- Task to carry out
Using the material below, print a verbatim copy of every line from the one containing "Convert this diagram to TikZ code." through the one containing "(bus) at (288,66);", inclusive, and omit the pictures.

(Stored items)
## BEGIN

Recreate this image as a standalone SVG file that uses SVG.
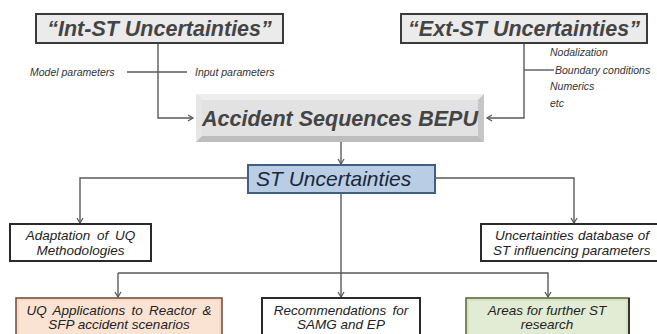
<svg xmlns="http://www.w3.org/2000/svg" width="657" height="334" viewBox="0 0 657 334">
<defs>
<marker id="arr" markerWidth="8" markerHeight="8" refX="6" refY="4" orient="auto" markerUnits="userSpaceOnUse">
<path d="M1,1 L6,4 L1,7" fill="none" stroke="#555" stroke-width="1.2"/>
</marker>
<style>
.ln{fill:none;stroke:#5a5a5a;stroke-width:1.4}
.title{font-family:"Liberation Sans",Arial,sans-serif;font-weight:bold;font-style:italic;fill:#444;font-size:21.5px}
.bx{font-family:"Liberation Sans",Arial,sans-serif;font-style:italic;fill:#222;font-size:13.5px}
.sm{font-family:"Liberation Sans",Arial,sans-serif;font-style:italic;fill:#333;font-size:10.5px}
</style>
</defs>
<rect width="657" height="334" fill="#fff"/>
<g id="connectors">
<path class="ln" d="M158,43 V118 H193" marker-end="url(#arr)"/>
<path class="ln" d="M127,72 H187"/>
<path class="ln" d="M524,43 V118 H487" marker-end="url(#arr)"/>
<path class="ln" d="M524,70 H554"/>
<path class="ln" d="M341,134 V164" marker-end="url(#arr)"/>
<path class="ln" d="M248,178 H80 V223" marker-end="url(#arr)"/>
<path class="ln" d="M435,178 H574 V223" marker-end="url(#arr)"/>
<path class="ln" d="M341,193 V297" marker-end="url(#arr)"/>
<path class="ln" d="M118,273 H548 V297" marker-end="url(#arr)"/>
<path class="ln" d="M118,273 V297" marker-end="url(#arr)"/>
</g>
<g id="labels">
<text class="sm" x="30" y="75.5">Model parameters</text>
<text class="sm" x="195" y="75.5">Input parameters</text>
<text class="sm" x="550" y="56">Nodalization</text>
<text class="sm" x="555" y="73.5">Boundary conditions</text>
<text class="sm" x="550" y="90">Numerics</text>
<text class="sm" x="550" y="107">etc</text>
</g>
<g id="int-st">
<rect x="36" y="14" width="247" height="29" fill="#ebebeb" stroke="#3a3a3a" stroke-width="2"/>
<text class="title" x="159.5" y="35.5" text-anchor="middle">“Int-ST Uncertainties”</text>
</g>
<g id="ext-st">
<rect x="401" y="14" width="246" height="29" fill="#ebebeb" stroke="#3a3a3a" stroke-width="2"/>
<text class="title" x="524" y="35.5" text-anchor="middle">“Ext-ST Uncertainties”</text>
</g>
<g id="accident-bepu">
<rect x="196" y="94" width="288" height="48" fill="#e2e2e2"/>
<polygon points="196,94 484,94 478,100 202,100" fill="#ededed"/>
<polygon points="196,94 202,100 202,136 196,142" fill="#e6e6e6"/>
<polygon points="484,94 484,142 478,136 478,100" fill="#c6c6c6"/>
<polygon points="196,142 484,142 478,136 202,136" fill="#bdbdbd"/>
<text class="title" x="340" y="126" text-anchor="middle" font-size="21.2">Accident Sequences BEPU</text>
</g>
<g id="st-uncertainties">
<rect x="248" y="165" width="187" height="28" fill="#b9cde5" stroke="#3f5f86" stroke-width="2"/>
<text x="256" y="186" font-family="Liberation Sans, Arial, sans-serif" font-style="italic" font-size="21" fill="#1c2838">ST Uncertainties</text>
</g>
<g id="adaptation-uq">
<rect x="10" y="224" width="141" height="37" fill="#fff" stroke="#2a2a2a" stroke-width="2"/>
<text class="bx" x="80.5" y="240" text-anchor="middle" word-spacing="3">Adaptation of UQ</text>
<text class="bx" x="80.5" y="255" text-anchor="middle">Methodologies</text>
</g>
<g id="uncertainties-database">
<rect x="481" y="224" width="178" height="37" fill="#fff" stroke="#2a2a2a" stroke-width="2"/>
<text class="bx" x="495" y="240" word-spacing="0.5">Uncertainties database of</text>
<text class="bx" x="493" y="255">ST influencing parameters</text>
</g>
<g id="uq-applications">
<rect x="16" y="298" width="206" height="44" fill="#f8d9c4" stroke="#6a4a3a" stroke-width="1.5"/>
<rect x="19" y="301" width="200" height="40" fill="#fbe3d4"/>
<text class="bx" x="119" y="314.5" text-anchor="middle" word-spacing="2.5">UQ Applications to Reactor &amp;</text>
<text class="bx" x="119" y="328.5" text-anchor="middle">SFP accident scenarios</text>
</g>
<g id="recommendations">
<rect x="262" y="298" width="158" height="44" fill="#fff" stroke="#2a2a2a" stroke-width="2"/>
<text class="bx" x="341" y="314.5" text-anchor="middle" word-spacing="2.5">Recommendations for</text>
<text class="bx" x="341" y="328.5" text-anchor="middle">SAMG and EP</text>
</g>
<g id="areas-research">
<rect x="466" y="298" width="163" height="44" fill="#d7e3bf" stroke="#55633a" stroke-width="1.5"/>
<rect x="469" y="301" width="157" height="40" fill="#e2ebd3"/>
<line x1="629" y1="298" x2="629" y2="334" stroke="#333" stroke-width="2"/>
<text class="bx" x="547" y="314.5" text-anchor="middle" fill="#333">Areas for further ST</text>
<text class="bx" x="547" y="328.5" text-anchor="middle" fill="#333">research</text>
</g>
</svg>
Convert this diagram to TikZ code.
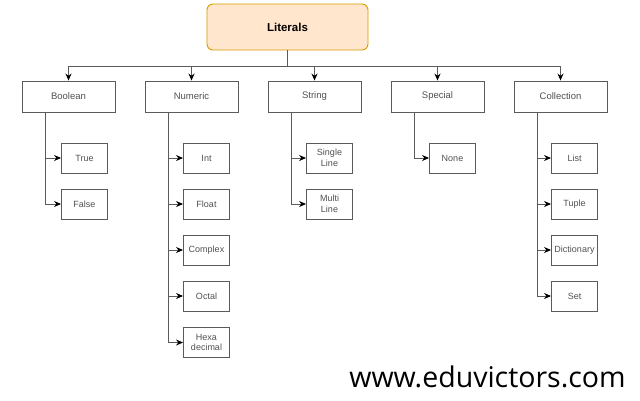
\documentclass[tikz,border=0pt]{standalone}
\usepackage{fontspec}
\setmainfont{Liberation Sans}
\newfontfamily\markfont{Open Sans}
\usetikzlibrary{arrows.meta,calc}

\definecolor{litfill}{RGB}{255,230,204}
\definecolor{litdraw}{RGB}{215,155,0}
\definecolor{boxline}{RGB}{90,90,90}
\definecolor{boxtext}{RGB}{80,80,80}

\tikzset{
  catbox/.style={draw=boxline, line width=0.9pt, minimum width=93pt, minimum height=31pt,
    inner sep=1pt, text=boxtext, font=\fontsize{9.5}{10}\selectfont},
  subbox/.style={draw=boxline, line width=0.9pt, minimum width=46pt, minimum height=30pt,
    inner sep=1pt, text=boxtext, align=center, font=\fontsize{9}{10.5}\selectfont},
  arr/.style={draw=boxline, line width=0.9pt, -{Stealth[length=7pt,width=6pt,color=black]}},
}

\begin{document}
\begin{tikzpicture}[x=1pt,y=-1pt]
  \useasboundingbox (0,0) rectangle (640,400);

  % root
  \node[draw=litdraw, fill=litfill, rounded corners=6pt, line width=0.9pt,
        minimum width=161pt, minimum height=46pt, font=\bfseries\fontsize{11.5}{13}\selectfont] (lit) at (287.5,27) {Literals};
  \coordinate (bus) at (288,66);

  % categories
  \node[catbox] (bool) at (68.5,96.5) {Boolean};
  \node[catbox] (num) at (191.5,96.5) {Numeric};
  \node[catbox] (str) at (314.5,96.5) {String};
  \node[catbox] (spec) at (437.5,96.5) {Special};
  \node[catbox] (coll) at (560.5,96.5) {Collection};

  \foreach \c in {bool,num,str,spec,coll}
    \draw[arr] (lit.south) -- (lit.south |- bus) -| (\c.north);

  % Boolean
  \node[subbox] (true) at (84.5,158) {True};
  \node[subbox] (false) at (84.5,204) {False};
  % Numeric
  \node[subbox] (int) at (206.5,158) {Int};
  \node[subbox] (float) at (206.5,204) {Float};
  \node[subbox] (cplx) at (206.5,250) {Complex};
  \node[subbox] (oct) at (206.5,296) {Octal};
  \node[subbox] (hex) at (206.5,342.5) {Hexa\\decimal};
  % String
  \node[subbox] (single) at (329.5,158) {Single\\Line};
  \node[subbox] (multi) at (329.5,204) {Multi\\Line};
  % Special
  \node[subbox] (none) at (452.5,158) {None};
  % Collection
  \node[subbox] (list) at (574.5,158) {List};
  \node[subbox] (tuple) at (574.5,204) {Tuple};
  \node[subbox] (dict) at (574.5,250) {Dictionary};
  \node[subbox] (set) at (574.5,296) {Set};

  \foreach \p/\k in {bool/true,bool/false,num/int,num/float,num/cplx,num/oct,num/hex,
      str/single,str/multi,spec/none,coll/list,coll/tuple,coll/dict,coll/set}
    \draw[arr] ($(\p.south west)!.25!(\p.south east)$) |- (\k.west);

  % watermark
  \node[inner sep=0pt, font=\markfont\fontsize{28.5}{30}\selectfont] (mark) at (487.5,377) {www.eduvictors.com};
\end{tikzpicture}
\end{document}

## END

- Answer to the task
Convert this diagram to TikZ code.
\documentclass[tikz,border=0pt]{standalone}
\usepackage{fontspec}
\setmainfont{Liberation Sans}
\newfontfamily\markfont{Open Sans}
\usetikzlibrary{arrows.meta,calc}

\definecolor{litfill}{RGB}{255,230,204}
\definecolor{litdraw}{RGB}{215,155,0}
\definecolor{boxline}{RGB}{90,90,90}
\definecolor{boxtext}{RGB}{80,80,80}

\tikzset{
  catbox/.style={draw=boxline, line width=0.9pt, minimum width=93pt, minimum height=31pt,
    inner sep=1pt, text=boxtext, font=\fontsize{9.5}{10}\selectfont},
  subbox/.style={draw=boxline, line width=0.9pt, minimum width=46pt, minimum height=30pt,
    inner sep=1pt, text=boxtext, align=center, font=\fontsize{9}{10.5}\selectfont},
  arr/.style={draw=boxline, line width=0.9pt, -{Stealth[length=7pt,width=6pt,color=black]}},
}

\begin{document}
\begin{tikzpicture}[x=1pt,y=-1pt]
  \useasboundingbox (0,0) rectangle (640,400);

  % root
  \node[draw=litdraw, fill=litfill, rounded corners=6pt, line width=0.9pt,
        minimum width=161pt, minimum height=46pt, font=\bfseries\fontsize{11.5}{13}\selectfont] (lit) at (287.5,27) {Literals};
  \coordinate (bus) at (288,66);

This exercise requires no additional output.